Further, the Supreme Court’s decision does nothing to eliminate the specter that a plan can provide for a sale to a third party subject to (as opposed to free and clear of) a lien under § 1129(b)(2)(i) with a stretch out of the secured lender’s debt and without allowing for either credit bidding or an 1111(b) election. Section 1129(b)(2)(A)(i) allows a “transfer,” which includes a “sale,” of collateral to another entity subject to a lien while permitting the stretch out of the lender without either a right to credit bid or make an 1111(b) election.[4] This scenario raised by the Philadelphia Newspapers court and actually carried out by the debtor in the Pacific Lumber case decided by the Fifth Circuit[5] may open up a particularly powerful alternative means of cramming down a plan on a secured lender -- any plan can be structured as a “sale” to a newly-formed company.


The Supreme Court’s decision in RadLAX may significantly reduce uncertainty in secured lending transactions and restore leverage to secured lenders in chapter 11 cases that had been eroded recently by Philadelphia Newspapers and Pacific Lumber.

It is also a welcome reminder that the “plain meaning” doctrine is not to be used to justify nonsensical results or ignore other traditional tools of statutory interpretation.

Nevertheless, the decisions in Philadelphia Newspapers and Pacific Lumber may still provide a road map for an aggressive debtor to thwart secured lenders by either objecting to a credit bid for “cause” or proposing a plan that provides for a sale subject to the liens with the debt stretched out and the secured lenders unable either to credit bid or make an 1111(b) election.

For more information, please contact Ben Logan or Jennifer Taylor, both of whom were involved in O’Melveny’s representation of the Committee in Philadelphia Newspapers.
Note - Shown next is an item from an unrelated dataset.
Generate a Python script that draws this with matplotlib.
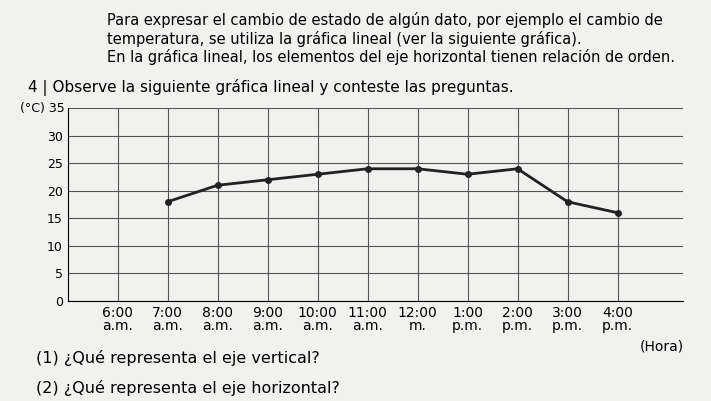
import matplotlib
matplotlib.use("Agg")
import matplotlib.pyplot as plt
import numpy as np

hours = ["6:00\na.m.", "7:00\na.m.", "8:00\na.m.", "9:00\na.m.", "10:00\na.m.", "11:00\na.m.",
         "12:00\nm.", "1:00\np.m.", "2:00\np.m.", "3:00\np.m.", "4:00\np.m."]
temps = [np.nan, 18, 21, 22, 23, 24, 24, 23, 24, 18, 16]
yticks = [0, 5, 10, 15, 20, 25, 30, 35]

fig = plt.figure(figsize=(7.11, 4.01), dpi=100)
fig.patch.set_facecolor("#f1f1ef")
ax = fig.add_axes([0.095, 0.25, 0.865, 0.48])
ax.set_facecolor("#f1f1ef")
x = np.arange(len(hours))
ax.plot(x, temps, color="#222222", lw=2, marker="o", ms=4)
ax.set_xlim(-1, 11.3)
ax.set_ylim(0, 35)
ax.set_yticks(yticks)
ax.set_yticklabels([str(v) for v in yticks[:-1]] + [""], fontsize=9)
ax.set_xticks(x)
ax.set_xticklabels(hours, fontsize=10, linespacing=0.9)
ax.grid(True, color="#555555", lw=0.8)
for s in ["top", "right"]:
    ax.spines[s].set_visible(False)
ax.tick_params(length=0)
ax.text(-0.005, 1.0, "(°C) 35", transform=ax.transAxes, ha="right", va="center", fontsize=9)
ax.text(10.45, -0.2, "(Hora)", transform=ax.get_xaxis_transform(), fontsize=10, va="top")

fig.text(0.15, 0.97, "Para expresar el cambio de estado de algún dato, por ejemplo el cambio de\n"
         "temperatura, se utiliza la gráfica lineal (ver la siguiente gráfica).\n"
         "En la gráfica lineal, los elementos del eje horizontal tienen relación de orden.",
         fontsize=10.5, va="top")
fig.text(0.04, 0.77, "4 | Observe la siguiente gráfica lineal y conteste las preguntas.", fontsize=11)
fig.text(0.05, 0.095, "(1) ¿Qué representa el eje vertical?", fontsize=11.5)
fig.text(0.05, 0.02, "(2) ¿Qué representa el eje horizontal?", fontsize=11.5)
fig.savefig("out.png", dpi=100)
[1] Case No. 11-166 (May 29, 2012).
[2] In re Philadelphia Newspapers, LLC, 599 F. 3d 298 (3d Cir. 2010).
[3] River Road Hotel Partners, LLC v. Amalgamated Bank (In re River Road Hotel Partners, LLC), 651 F.3d 642 (7th Cir. 2011).
[4] Section 1111(b) of the Bankruptcy Code provides a safeguard for a secured lender against what it believes to be an inappropriately low judicial valuation of its collateral. Specifically, § 1111(b) provides that a class of secured creditors may elect to have the entire amount of its debt treated as secured even if the collateral has a lower value (i.e., the creditor is undersecured). Under § 1129(b)(2)(A)(i), if the debtor retains the collateral subject to the liens, a plan can be crammed down on a class of secured creditors that makes the 1111(b) election only if this class receives a payment stream equal to the amount of the claim, but with a present value equal to the value of the collateral. An electing secured creditor may receive a note that will be worth less than par, but the principal amount of the note will be the full amount of the debt so that the lender presumably will receive the full amount it is owed if a reorganized debtor later resells or refinances the collateral. However, the 1111(b) is inapplicable when collateral is sold free and clear of liens under a sale conducted under § 363 or pursuant to a plan.
[5] In re Pacific Lumber Co., 584 F.3d 229 (5th Cir. 2009).